→ **Problem details**: Every line in the listing below from the one with "Write the Chart.js code for this chart." through the one with "Serif', 'Times New" is to be reproduced exactly, both ends included; leave out the rest.

---------- Dataset rows ----------

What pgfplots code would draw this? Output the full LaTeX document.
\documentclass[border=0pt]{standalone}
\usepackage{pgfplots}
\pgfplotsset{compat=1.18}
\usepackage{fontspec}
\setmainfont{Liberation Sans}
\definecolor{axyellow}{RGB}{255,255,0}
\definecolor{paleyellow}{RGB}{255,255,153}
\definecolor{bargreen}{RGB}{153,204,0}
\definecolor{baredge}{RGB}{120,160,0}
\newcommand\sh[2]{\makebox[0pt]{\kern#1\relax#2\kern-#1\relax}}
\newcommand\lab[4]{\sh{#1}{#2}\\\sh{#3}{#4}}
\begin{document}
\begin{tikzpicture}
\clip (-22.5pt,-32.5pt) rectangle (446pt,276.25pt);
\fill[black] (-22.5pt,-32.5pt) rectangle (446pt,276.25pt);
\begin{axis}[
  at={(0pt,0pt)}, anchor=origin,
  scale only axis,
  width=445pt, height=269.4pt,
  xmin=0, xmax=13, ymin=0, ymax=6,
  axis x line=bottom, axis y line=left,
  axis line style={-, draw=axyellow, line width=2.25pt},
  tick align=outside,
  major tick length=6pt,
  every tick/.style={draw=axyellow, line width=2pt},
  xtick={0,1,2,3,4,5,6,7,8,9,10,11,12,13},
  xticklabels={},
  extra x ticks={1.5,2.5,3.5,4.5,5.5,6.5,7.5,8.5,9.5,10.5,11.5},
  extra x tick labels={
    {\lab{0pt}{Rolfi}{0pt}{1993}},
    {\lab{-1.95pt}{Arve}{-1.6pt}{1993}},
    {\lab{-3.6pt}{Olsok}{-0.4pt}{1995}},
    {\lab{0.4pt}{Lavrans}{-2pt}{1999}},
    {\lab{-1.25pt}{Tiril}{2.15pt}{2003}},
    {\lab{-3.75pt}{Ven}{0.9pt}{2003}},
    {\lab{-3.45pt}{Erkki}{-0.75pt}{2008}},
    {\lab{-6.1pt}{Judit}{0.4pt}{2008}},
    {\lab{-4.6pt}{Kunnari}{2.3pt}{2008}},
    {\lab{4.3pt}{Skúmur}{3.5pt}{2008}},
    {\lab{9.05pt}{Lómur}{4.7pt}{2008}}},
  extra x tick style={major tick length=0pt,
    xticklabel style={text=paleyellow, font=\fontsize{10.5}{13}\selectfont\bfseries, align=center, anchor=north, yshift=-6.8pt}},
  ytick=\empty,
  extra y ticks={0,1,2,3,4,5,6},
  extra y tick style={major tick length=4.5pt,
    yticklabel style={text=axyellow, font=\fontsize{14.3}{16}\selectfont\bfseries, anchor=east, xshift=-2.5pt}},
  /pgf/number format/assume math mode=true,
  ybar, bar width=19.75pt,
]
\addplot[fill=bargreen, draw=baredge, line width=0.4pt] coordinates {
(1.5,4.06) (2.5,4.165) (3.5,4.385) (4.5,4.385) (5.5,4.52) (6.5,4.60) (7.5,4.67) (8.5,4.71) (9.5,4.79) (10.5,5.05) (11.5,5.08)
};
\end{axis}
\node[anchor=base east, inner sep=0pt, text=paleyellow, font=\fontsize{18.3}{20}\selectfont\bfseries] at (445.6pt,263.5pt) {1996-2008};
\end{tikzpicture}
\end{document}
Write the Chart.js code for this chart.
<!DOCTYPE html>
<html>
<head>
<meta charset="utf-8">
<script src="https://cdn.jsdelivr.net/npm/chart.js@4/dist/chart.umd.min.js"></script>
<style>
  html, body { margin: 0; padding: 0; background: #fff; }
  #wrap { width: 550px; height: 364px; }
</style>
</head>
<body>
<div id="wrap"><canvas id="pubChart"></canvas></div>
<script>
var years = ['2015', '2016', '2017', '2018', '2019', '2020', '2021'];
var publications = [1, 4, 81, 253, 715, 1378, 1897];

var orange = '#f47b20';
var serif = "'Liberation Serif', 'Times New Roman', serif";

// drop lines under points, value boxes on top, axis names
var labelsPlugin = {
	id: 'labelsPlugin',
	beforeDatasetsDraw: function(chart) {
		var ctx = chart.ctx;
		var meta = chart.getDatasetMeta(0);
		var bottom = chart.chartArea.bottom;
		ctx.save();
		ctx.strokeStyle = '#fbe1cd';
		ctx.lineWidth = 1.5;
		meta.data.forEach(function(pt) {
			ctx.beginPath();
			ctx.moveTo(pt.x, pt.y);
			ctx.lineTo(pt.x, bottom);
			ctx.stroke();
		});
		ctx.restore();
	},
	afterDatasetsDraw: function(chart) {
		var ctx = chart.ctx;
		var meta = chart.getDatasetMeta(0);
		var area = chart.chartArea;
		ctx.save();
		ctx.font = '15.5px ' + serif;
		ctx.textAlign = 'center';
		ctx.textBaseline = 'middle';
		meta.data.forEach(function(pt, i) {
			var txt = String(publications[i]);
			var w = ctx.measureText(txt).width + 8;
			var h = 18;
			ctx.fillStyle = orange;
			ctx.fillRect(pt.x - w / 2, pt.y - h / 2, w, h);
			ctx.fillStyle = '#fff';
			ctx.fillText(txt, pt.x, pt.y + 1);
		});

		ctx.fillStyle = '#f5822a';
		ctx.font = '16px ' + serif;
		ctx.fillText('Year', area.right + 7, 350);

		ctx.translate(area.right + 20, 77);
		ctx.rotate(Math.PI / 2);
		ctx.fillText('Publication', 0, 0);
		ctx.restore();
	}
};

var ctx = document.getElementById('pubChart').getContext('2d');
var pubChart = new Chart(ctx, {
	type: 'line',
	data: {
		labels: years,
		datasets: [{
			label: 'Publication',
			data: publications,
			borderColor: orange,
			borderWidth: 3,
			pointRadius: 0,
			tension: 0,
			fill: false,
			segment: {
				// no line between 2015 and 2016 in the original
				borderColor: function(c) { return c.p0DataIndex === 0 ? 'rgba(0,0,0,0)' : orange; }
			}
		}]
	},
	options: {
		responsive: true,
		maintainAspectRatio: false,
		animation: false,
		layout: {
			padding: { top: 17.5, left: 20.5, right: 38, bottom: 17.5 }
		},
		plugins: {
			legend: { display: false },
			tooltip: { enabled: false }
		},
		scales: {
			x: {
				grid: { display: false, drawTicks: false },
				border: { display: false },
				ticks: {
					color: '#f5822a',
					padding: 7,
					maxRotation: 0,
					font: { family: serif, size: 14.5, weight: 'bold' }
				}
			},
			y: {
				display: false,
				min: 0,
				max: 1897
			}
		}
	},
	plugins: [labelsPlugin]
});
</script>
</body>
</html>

----------

→ **Response**:
Write the Chart.js code for this chart.
<!DOCTYPE html>
<html>
<head>
<meta charset="utf-8">
<script src="https://cdn.jsdelivr.net/npm/chart.js@4/dist/chart.umd.min.js"></script>
<style>
  html, body { margin: 0; padding: 0; background: #fff; }
  #wrap { width: 550px; height: 364px; }
</style>
</head>
<body>
<div id="wrap"><canvas id="pubChart"></canvas></div>
<script>
var years = ['2015', '2016', '2017', '2018', '2019', '2020', '2021'];
var publications = [1, 4, 81, 253, 715, 1378, 1897];

var orange = '#f47b20';
var serif = "'Liberation Serif', 'Times New Roman', serif";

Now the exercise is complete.